(Extracted records)
##############################

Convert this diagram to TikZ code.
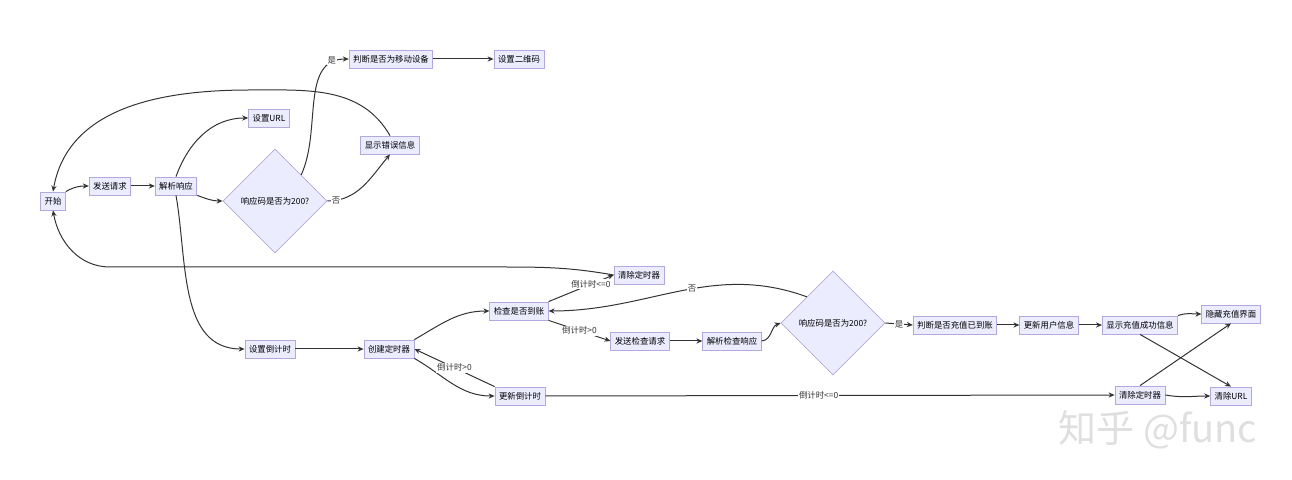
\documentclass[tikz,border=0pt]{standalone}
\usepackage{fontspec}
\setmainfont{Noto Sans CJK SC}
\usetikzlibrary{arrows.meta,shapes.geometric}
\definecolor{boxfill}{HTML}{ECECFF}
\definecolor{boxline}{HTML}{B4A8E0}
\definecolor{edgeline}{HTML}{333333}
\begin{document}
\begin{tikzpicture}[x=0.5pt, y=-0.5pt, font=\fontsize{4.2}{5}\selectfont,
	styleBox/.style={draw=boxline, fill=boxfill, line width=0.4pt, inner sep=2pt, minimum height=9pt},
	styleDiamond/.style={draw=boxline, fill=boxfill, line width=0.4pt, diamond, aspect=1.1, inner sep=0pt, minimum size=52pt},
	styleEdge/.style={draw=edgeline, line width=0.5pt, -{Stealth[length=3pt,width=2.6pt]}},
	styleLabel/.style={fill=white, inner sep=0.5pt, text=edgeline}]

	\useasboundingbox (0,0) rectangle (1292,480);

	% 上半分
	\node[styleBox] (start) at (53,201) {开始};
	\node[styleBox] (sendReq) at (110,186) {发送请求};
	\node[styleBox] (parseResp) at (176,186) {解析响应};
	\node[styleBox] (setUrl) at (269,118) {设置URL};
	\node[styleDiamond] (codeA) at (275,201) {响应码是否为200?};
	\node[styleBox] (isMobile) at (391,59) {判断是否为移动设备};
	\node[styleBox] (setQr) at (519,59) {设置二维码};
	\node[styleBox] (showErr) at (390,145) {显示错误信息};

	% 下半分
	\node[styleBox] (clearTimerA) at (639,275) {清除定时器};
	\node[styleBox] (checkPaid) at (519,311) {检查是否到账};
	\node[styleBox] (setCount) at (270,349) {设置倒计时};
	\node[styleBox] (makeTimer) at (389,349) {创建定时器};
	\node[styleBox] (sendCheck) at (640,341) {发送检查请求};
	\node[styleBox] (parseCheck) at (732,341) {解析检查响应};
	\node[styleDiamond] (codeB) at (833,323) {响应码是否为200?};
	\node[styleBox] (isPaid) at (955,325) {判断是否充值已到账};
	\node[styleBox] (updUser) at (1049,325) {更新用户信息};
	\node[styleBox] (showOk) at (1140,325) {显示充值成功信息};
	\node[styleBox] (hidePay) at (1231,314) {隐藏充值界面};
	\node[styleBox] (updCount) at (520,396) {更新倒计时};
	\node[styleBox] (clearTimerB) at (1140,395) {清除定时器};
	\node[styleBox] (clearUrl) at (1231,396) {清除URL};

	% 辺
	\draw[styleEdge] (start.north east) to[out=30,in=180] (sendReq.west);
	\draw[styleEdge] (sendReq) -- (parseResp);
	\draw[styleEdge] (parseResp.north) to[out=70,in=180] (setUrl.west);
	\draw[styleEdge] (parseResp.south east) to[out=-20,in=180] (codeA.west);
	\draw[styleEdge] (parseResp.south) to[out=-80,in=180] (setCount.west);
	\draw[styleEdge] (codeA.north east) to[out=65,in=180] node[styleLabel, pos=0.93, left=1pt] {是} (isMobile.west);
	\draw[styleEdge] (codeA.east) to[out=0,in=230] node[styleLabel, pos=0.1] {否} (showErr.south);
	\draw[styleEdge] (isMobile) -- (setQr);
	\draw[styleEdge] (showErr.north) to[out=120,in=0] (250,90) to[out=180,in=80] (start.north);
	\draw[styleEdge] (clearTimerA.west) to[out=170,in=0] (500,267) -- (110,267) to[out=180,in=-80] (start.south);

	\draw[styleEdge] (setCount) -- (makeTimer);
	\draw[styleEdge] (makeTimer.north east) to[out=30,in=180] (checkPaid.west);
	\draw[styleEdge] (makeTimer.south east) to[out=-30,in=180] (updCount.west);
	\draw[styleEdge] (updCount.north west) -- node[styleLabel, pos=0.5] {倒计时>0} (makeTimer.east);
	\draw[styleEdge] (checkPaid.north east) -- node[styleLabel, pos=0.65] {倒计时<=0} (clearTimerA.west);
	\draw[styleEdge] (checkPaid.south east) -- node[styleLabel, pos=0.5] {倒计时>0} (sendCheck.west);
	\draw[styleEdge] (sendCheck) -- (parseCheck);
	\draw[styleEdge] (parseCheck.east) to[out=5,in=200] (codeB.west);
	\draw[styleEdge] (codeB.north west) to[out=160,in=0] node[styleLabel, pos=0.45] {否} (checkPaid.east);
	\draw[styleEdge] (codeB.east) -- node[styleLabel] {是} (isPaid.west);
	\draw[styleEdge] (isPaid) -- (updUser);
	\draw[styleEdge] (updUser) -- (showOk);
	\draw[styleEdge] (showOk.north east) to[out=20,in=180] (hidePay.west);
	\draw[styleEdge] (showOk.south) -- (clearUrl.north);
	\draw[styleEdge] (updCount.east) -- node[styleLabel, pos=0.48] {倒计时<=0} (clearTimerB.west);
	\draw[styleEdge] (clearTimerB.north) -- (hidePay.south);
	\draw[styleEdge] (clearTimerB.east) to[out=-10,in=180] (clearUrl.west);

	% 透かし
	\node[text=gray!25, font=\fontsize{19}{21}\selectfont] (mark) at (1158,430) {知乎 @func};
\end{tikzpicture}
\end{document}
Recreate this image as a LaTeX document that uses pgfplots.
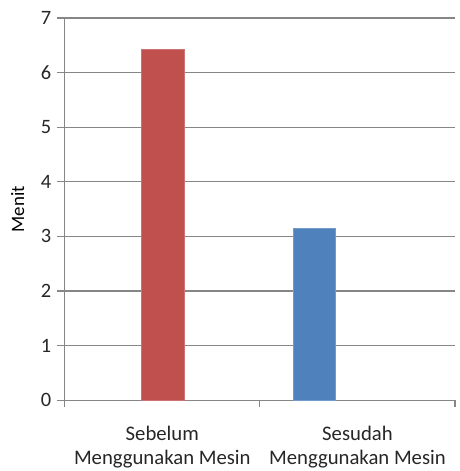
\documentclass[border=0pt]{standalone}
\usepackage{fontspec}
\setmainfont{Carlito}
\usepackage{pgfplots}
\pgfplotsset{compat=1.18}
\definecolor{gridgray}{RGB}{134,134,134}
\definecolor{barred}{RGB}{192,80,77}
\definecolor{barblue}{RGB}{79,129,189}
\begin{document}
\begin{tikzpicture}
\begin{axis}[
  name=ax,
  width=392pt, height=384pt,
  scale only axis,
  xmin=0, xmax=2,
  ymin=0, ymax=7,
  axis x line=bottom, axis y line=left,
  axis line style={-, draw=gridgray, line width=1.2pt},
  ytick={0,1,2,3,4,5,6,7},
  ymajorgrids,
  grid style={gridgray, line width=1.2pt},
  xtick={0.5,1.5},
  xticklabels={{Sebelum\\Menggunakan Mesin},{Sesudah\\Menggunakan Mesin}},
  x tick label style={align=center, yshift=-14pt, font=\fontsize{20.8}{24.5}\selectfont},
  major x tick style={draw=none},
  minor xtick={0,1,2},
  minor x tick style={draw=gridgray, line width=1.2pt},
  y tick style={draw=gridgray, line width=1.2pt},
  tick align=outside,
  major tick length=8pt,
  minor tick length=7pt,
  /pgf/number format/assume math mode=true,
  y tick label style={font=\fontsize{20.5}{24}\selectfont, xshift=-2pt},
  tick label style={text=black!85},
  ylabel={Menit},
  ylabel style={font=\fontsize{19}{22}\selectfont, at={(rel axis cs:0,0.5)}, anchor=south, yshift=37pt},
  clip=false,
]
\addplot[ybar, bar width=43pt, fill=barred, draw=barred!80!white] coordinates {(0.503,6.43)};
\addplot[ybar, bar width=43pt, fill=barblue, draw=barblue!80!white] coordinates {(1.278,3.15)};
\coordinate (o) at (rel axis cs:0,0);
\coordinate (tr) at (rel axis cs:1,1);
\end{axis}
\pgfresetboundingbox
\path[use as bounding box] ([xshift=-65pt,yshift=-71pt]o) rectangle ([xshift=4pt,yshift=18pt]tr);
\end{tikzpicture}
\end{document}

##############################

What you have to do → Reproduce the material above verbatim; omit every picture.

Full output →
Convert this diagram to TikZ code.
\documentclass[tikz,border=0pt]{standalone}
\usepackage{fontspec}
\setmainfont{Noto Sans CJK SC}
\usetikzlibrary{arrows.meta,shapes.geometric}
\definecolor{boxfill}{HTML}{ECECFF}
\definecolor{boxline}{HTML}{B4A8E0}
\definecolor{edgeline}{HTML}{333333}
\begin{document}
\begin{tikzpicture}[x=0.5pt, y=-0.5pt, font=\fontsize{4.2}{5}\selectfont,
	styleBox/.style={draw=boxline, fill=boxfill, line width=0.4pt, inner sep=2pt, minimum height=9pt},
	styleDiamond/.style={draw=boxline, fill=boxfill, line width=0.4pt, diamond, aspect=1.1, inner sep=0pt, minimum size=52pt},
	styleEdge/.style={draw=edgeline, line width=0.5pt, -{Stealth[length=3pt,width=2.6pt]}},
	styleLabel/.style={fill=white, inner sep=0.5pt, text=edgeline}]

	\useasboundingbox (0,0) rectangle (1292,480);

	% 上半分
	\node[styleBox] (start) at (53,201) {开始};
	\node[styleBox] (sendReq) at (110,186) {发送请求};
	\node[styleBox] (parseResp) at (176,186) {解析响应};
	\node[styleBox] (setUrl) at (269,118) {设置URL};
	\node[styleDiamond] (codeA) at (275,201) {响应码是否为200?};
	\node[styleBox] (isMobile) at (391,59) {判断是否为移动设备};
	\node[styleBox] (setQr) at (519,59) {设置二维码};
	\node[styleBox] (showErr) at (390,145) {显示错误信息};

	% 下半分
	\node[styleBox] (clearTimerA) at (639,275) {清除定时器};
	\node[styleBox] (checkPaid) at (519,311) {检查是否到账};
	\node[styleBox] (setCount) at (270,349) {设置倒计时};
	\node[styleBox] (makeTimer) at (389,349) {创建定时器};
	\node[styleBox] (sendCheck) at (640,341) {发送检查请求};
	\node[styleBox] (parseCheck) at (732,341) {解析检查响应};
	\node[styleDiamond] (codeB) at (833,323) {响应码是否为200?};
	\node[styleBox] (isPaid) at (955,325) {判断是否充值已到账};
	\node[styleBox] (updUser) at (1049,325) {更新用户信息};
	\node[styleBox] (showOk) at (1140,325) {显示充值成功信息};
	\node[styleBox] (hidePay) at (1231,314) {隐藏充值界面};
	\node[styleBox] (updCount) at (520,396) {更新倒计时};
	\node[styleBox] (clearTimerB) at (1140,395) {清除定时器};
	\node[styleBox] (clearUrl) at (1231,396) {清除URL};

	% 辺
	\draw[styleEdge] (start.north east) to[out=30,in=180] (sendReq.west);
	\draw[styleEdge] (sendReq) -- (parseResp);
	\draw[styleEdge] (parseResp.north) to[out=70,in=180] (setUrl.west);
	\draw[styleEdge] (parseResp.south east) to[out=-20,in=180] (codeA.west);
	\draw[styleEdge] (parseResp.south) to[out=-80,in=180] (setCount.west);
	\draw[styleEdge] (codeA.north east) to[out=65,in=180] node[styleLabel, pos=0.93, left=1pt] {是} (isMobile.west);
	\draw[styleEdge] (codeA.east) to[out=0,in=230] node[styleLabel, pos=0.1] {否} (showErr.south);
	\draw[styleEdge] (isMobile) -- (setQr);
	\draw[styleEdge] (showErr.north) to[out=120,in=0] (250,90) to[out=180,in=80] (start.north);
	\draw[styleEdge] (clearTimerA.west) to[out=170,in=0] (500,267) -- (110,267) to[out=180,in=-80] (start.south);

	\draw[styleEdge] (setCount) -- (makeTimer);
	\draw[styleEdge] (makeTimer.north east) to[out=30,in=180] (checkPaid.west);
	\draw[styleEdge] (makeTimer.south east) to[out=-30,in=180] (updCount.west);
	\draw[styleEdge] (updCount.north west) -- node[styleLabel, pos=0.5] {倒计时>0} (makeTimer.east);
	\draw[styleEdge] (checkPaid.north east) -- node[styleLabel, pos=0.65] {倒计时<=0} (clearTimerA.west);
	\draw[styleEdge] (checkPaid.south east) -- node[styleLabel, pos=0.5] {倒计时>0} (sendCheck.west);
	\draw[styleEdge] (sendCheck) -- (parseCheck);
	\draw[styleEdge] (parseCheck.east) to[out=5,in=200] (codeB.west);
	\draw[styleEdge] (codeB.north west) to[out=160,in=0] node[styleLabel, pos=0.45] {否} (checkPaid.east);
	\draw[styleEdge] (codeB.east) -- node[styleLabel] {是} (isPaid.west);
	\draw[styleEdge] (isPaid) -- (updUser);
	\draw[styleEdge] (updUser) -- (showOk);
	\draw[styleEdge] (showOk.north east) to[out=20,in=180] (hidePay.west);
	\draw[styleEdge] (showOk.south) -- (clearUrl.north);
	\draw[styleEdge] (updCount.east) -- node[styleLabel, pos=0.48] {倒计时<=0} (clearTimerB.west);
	\draw[styleEdge] (clearTimerB.north) -- (hidePay.south);
	\draw[styleEdge] (clearTimerB.east) to[out=-10,in=180] (clearUrl.west);

	% 透かし
	\node[text=gray!25, font=\fontsize{19}{21}\selectfont] (mark) at (1158,430) {知乎 @func};
\end{tikzpicture}
\end{document}
Recreate this image as a LaTeX document that uses pgfplots.
\documentclass[border=0pt]{standalone}
\usepackage{fontspec}
\setmainfont{Carlito}
\usepackage{pgfplots}
\pgfplotsset{compat=1.18}
\definecolor{gridgray}{RGB}{134,134,134}
\definecolor{barred}{RGB}{192,80,77}
\definecolor{barblue}{RGB}{79,129,189}
\begin{document}
\begin{tikzpicture}
\begin{axis}[
  name=ax,
  width=392pt, height=384pt,
  scale only axis,
  xmin=0, xmax=2,
  ymin=0, ymax=7,
  axis x line=bottom, axis y line=left,
  axis line style={-, draw=gridgray, line width=1.2pt},
  ytick={0,1,2,3,4,5,6,7},
  ymajorgrids,
  grid style={gridgray, line width=1.2pt},
  xtick={0.5,1.5},
  xticklabels={{Sebelum\\Menggunakan Mesin},{Sesudah\\Menggunakan Mesin}},
  x tick label style={align=center, yshift=-14pt, font=\fontsize{20.8}{24.5}\selectfont},
  major x tick style={draw=none},
  minor xtick={0,1,2},
  minor x tick style={draw=gridgray, line width=1.2pt},
  y tick style={draw=gridgray, line width=1.2pt},
  tick align=outside,
  major tick length=8pt,
  minor tick length=7pt,
  /pgf/number format/assume math mode=true,
  y tick label style={font=\fontsize{20.5}{24}\selectfont, xshift=-2pt},
  tick label style={text=black!85},
  ylabel={Menit},
  ylabel style={font=\fontsize{19}{22}\selectfont, at={(rel axis cs:0,0.5)}, anchor=south, yshift=37pt},
  clip=false,
]
\addplot[ybar, bar width=43pt, fill=barred, draw=barred!80!white] coordinates {(0.503,6.43)};
\addplot[ybar, bar width=43pt, fill=barblue, draw=barblue!80!white] coordinates {(1.278,3.15)};
\coordinate (o) at (rel axis cs:0,0);
\coordinate (tr) at (rel axis cs:1,1);
\end{axis}
\pgfresetboundingbox
\path[use as bounding box] ([xshift=-65pt,yshift=-71pt]o) rectangle ([xshift=4pt,yshift=18pt]tr);
\end{tikzpicture}
\end{document}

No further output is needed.